SENATE on Friday approved a bill that seeks to establish the Rwanda Archives and Library Services Authority (RALSA), a national institution that will provide both public archives and library services.
The move comes at the time when the country is grappling with challenges of national archiving, especially the key documentation and literature about the 1994 Genocide against the Tutsi.
In particular, the Authority will have to work round the clock to ensure that Rwanda prevails in its resolve to have the International Criminal Tribunal for Rwanda (ICTR) archives hosted in Rwanda.

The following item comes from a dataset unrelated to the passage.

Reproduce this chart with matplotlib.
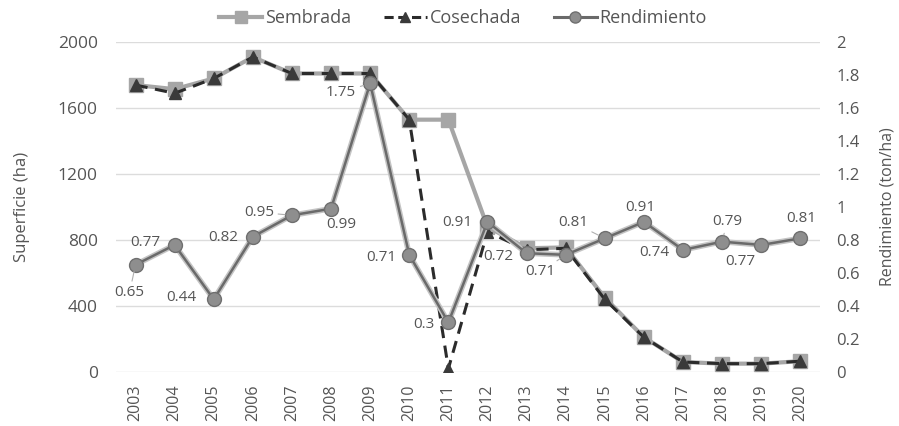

The archives are a vital part of the country’s history and are more of use to its nationals than a third party that has no emotional attachment to them.
Bringing the archives home is a matter that the new Authority should prioritise in the face of an adamant UN Security Council.

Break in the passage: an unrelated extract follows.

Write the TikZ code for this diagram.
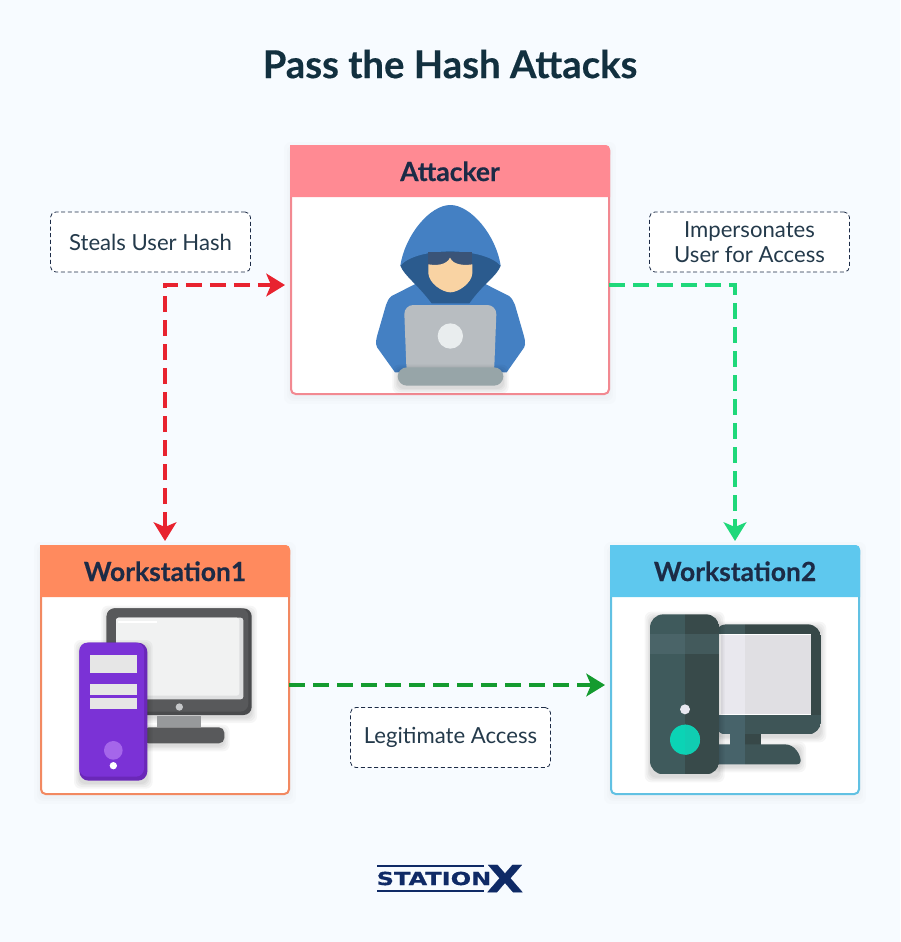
\documentclass[tikz,border=0pt]{standalone}
\usepackage{fontspec}
\setmainfont{Lato}[BoldFeatures={FakeBold=0.35}]
\newfontfamily\logofont{DejaVu Sans}[BoldFeatures={FakeBold=0.5}]
\usetikzlibrary{arrows.meta,calc}
\definecolor{pagebg}{HTML}{F7FBFF}
\definecolor{titleink}{HTML}{12303F}
\definecolor{headink}{HTML}{1C2B46}
\definecolor{labelink}{HTML}{243A4B}
\definecolor{atkhead}{HTML}{FF8A93}
\definecolor{wonehead}{HTML}{FF8A5E}
\definecolor{wtwohead}{HTML}{5EC8EE}
\definecolor{redline}{HTML}{E8232F}
\definecolor{greenline}{HTML}{1FD87A}
\definecolor{dgreenline}{HTML}{149B2F}
\definecolor{logoblue}{HTML}{0F2A66}
\tikzset{
  x=0.75pt,y=-0.75pt,
  HTML/.code={\definecolor{tmpc}{HTML}{#1}\pgfkeysalso{/tikz/fill=tmpc}},
  cardbox/.style={draw,line width=1.5pt,fill=white,rounded corners=3.5pt,outer sep=0pt,inner sep=0pt},
  headtext/.style={font=\bfseries\fontsize{19.8}{23}\selectfont,text=headink,inner sep=0pt},
  notebox/.style={draw=headink,densely dashed,line width=0.6pt,fill=white,rounded corners=4pt,
    minimum width=150pt,minimum height=45pt,align=center,inner sep=0pt,text=labelink,
    font=\fontsize{16.6}{18.75}\selectfont},
  flow/.style={line width=3.2pt,dash pattern=on 12pt off 6pt,
    -{Stealth[length=14pt,width=17pt,inset=3.5pt]}},
  flowboth/.style={flow,{Stealth[length=14pt,width=17pt,inset=3.5pt]}-{Stealth[length=14pt,width=17pt,inset=3.5pt]}},
  icon/.style={x=0.25pt,y=-0.25pt},
}
\newcommand{\softbox}[4]{%
  \foreach \g in {16,11,6,2}{\fill[black,opacity=.035,rounded corners=5pt]
     (#1-\g,#2-\g+8) rectangle (#3+\g,#4+\g+8);}}
\newcommand{\card}[7]{% name, cx, cy, w, h, colour, title
  \foreach \g in {7,4,2}{\fill[black,opacity=.012,rounded corners=5pt]
     (#2-#4/2-\g,#3-#5/2-\g+3) rectangle (#2+#4/2+\g,#3+#5/2+\g+3);}
  \node[cardbox,draw=#6!90!gray,minimum width=#4*0.75pt,minimum height=#5*0.75pt] (#1) at (#2,#3) {};
  \fill[#6] ([xshift=-0.75pt,yshift=0.75pt]#1.north west) [rounded corners=3.5pt] -- ([xshift=0.75pt,yshift=0.75pt]#1.north east) [sharp corners]
     -- ([xshift=0.75pt,yshift=-38.25pt]#1.north east) -- ([xshift=-0.75pt,yshift=-38.25pt]#1.north west) -- cycle;
  \fill[#6,rounded corners=3.5pt] ([xshift=-0.75pt,yshift=0.75pt]#1.north west) rectangle ([xshift=0.75pt,yshift=-10pt]#1.north east);
  \node[headtext] (#1-title) at ([yshift=-19pt]#1.north) {#7};
}
\begin{document}
\begin{tikzpicture}
\fill[pagebg] (0,0) rectangle (900,942);
\useasboundingbox (0,0) rectangle (900,942);

\node[inner sep=0pt,text=titleink,font=\bfseries\fontsize{28.7}{33}\selectfont] (maintitle) at (450,64) {Pass the Hash Attacks};

\card{atk}{450}{270}{318}{248}{atkhead}{Attacker}
\card{wone}{165}{670}{248}{248}{wonehead}{Workstation1}
\card{wtwo}{735}{670}{248}{248}{wtwohead}{Workstation2}

\node[notebox] (steals) at (150.5,242) {Steals User Hash};
\node[notebox] (imper) at (749.5,242) {Impersonates\\User for Access};
\node[notebox] (legit) at (450.5,737.5) {Legitimate Access};

\draw[flowboth,color=redline] ([yshift=3.75pt]wone.north) |- ([xshift=-4.5pt,yshift=-11.25pt]atk.west);
\draw[flow,color=greenline] ([yshift=-11.25pt]atk.east) -| ([yshift=3.75pt]wtwo.north);
\draw[flow,color=dgreenline] ([yshift=-11.25pt]wone.east) -- ([xshift=-4.5pt,yshift=-11.25pt]wtwo.west);

% ---------- hacker ----------
\begin{scope}[shift={(280,135)},icon]
  \fill[HTML=4480C3] (410,445) -- (335,483) .. controls (325,490) and (322,500) .. (318,510)
     -- (292,600) .. controls (285,625) and (288,635) .. (297,645) -- (345,712) -- (680,712) -- (727,645)
     .. controls (736,635) and (738,625) .. (731,600) -- (705,510) .. controls (700,500) and (697,490) .. (687,483) -- (612,445) -- cycle;
  \fill[HTML=2B5B8E] (361,392) .. controls (375,425) and (410,445) .. (455,505) -- (568,505)
     .. controls (610,445) and (650,425) .. (662,392) .. controls (610,320) and (410,320) .. (361,392) -- cycle;
  \fill[HTML=4480C3] (361,392) .. controls (375,300) and (450,210) .. (511,210) .. controls (572,210) and (648,300) .. (662,392)
     .. controls (610,335) and (410,335) .. (361,392) -- cycle;
  \fill[HTML=3A5478] (445,352) rectangle (577,392);
  \fill[HTML=F9D3A3] (445,388) .. controls (470,392) and (500,390) .. (510,368) .. controls (520,390) and (552,392) .. (577,388)
     -- (577,415) .. controls (575,445) and (535,472) .. (511,472) .. controls (487,472) and (447,445) .. (445,415) -- cycle;
  \fill[HTML=B8BDC1,rounded corners=7pt] (372,510) -- (650,510) -- (642,720) -- (380,720) -- cycle;
  \fill[HTML=E9EDEE] (511,603) circle[radius=38];
  \softbox{353}{697}{670}{752}
  \fill[HTML=97A5A8,rounded corners=7pt] (353,697) rectangle (670,752);
\end{scope}

% ---------- workstation 1 ----------
\begin{scope}[shift={(30,535)},icon]
  \softbox{340}{577}{583}{625}
  \softbox{230}{220}{665}{540}
  \fill[HTML=4A4B4D,rounded corners=6pt] (230,220) rectangle (665,540);
  \fill[HTML=58595B,rounded corners=6pt] (230,220) rectangle (655,530);
  \fill[HTML=DEDFE0,rounded corners=2pt] (258,248) rectangle (640,493);
  \fill[HTML=F1F2F2,rounded corners=2pt] (258,248) rectangle (628,482);
  \fill[white] (265,258) rectangle (380,263);
  \fill[HTML=C5C7C9] (448,516) circle[radius=11];
  \fill[HTML=97999B] (382,543) rectangle (514,577);
  \fill[HTML=58595B,rounded corners=4pt] (340,577) rectangle (583,625);
  \softbox{148}{323}{352}{737}
  \fill[HTML=6A28B8,rounded corners=7pt] (148,323) rectangle (352,737);
  \fill[HTML=7B32D6,rounded corners=6pt] (148,323) rectangle (342,725);
  \fill[HTML=E6E6E6] (179,361) rectangle (322,414);
  \fill[HTML=E6E6E6] (179,446) rectangle (322,479);
  \fill[HTML=E6E6E6] (179,489) rectangle (322,522);
  \fill[HTML=A566EA] (250,646) circle[radius=28];
  \fill[white] (250,692) circle[radius=11];
\end{scope}

% ---------- workstation 2 ----------
\begin{scope}[shift={(600,535)},icon]
  \softbox{350}{268}{663}{598}
  \softbox{350}{628}{602}{688}
  \begin{scope}
    \clip[rounded corners=10pt] (340,268) rectangle (663,598);
    \fill[HTML=42595B] (340,268) rectangle (435,598);
    \fill[HTML=374848] (435,268) rectangle (663,598);
    \fill[HTML=47636A] (340,540) rectangle (435,598);
    \fill[HTML=3E5557] (435,540) rectangle (663,598);
  \end{scope}
  \fill[white] (358,297) rectangle (634,541);
  \fill[HTML=E9E8EE] (362,301) rectangle (435,538);
  \fill[HTML=E0DFE3] (435,301) rectangle (632,538);
  \fill[HTML=47636A] (390,598) rectangle (435,630);
  \fill[HTML=374848] (435,598) rectangle (482,630);
  \begin{scope}
    \clip (340,688) -- (340,628) -- (555,628) .. controls (585,628) and (602,660) .. (602,678) .. controls (602,685) and (597,688) .. (590,688) -- cycle;
    \fill[HTML=47636A] (340,620) rectangle (435,700);
    \fill[HTML=3E5557] (435,620) rectangle (610,700);
  \end{scope}
  \softbox{150}{238}{358}{718}
  \begin{scope}
    \clip[rounded corners=10pt] (150,238) rectangle (358,718);
    \fill[HTML=3F5A5C] (150,238) rectangle (255,718);
    \fill[HTML=384A4A] (255,238) rectangle (358,718);
    \fill[HTML=4A6468] (150,298) rectangle (255,358);
    \fill[HTML=435A5C] (255,298) rectangle (358,358);
  \end{scope}
  \fill[HTML=E8E8F0] (255,523) circle[radius=15];
  \fill[HTML=0BD3B5] (255,614) circle[radius=45];
  \begin{scope}
    \clip (255,560) rectangle (310,670);
    \fill[HTML=10CDB2] (255,614) circle[radius=45];
  \end{scope}
\end{scope}

% ---------- logo ----------
\fill[logoblue] (377,865) rectangle (484,867.3);
\fill[logoblue] (377,890.3) rectangle (484,892);
\node[inner sep=0pt,text=logoblue,font=\logofont\bfseries] (logotext) at (434,878.5) {\resizebox{86pt}{10pt}{STATION}};
\node[inner sep=0pt,text=logoblue,font=\logofont\bfseries] (logox) at (505,878.5) {\resizebox{27.5pt}{20.5pt}{X}};
\end{tikzpicture}
\end{document}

As the country marks the 20th anniversary of the Genocide against the Tutsi this year, bringing the ICTR archives home is significant in many ways.
Archiving of Rwanda’s history, especially in light of literature about the Genocide is crucial in terms prevention of distortion of facts which Genocide deniers are trying hard to achieve.
The Authority must come up with a modern and systematic way of archiving this important literature that will shape the future of the country for centuries.
About its other responsibility of offering library services, the Authority will also have the task of finding a solution to the poor reading culture in the country through taking library services to the grassroots. Library services should not be a privilege of the urban elite but spread out across the country.
In particular, the Authority should look at community libraries as a key vessel to take the reading culture to the masses.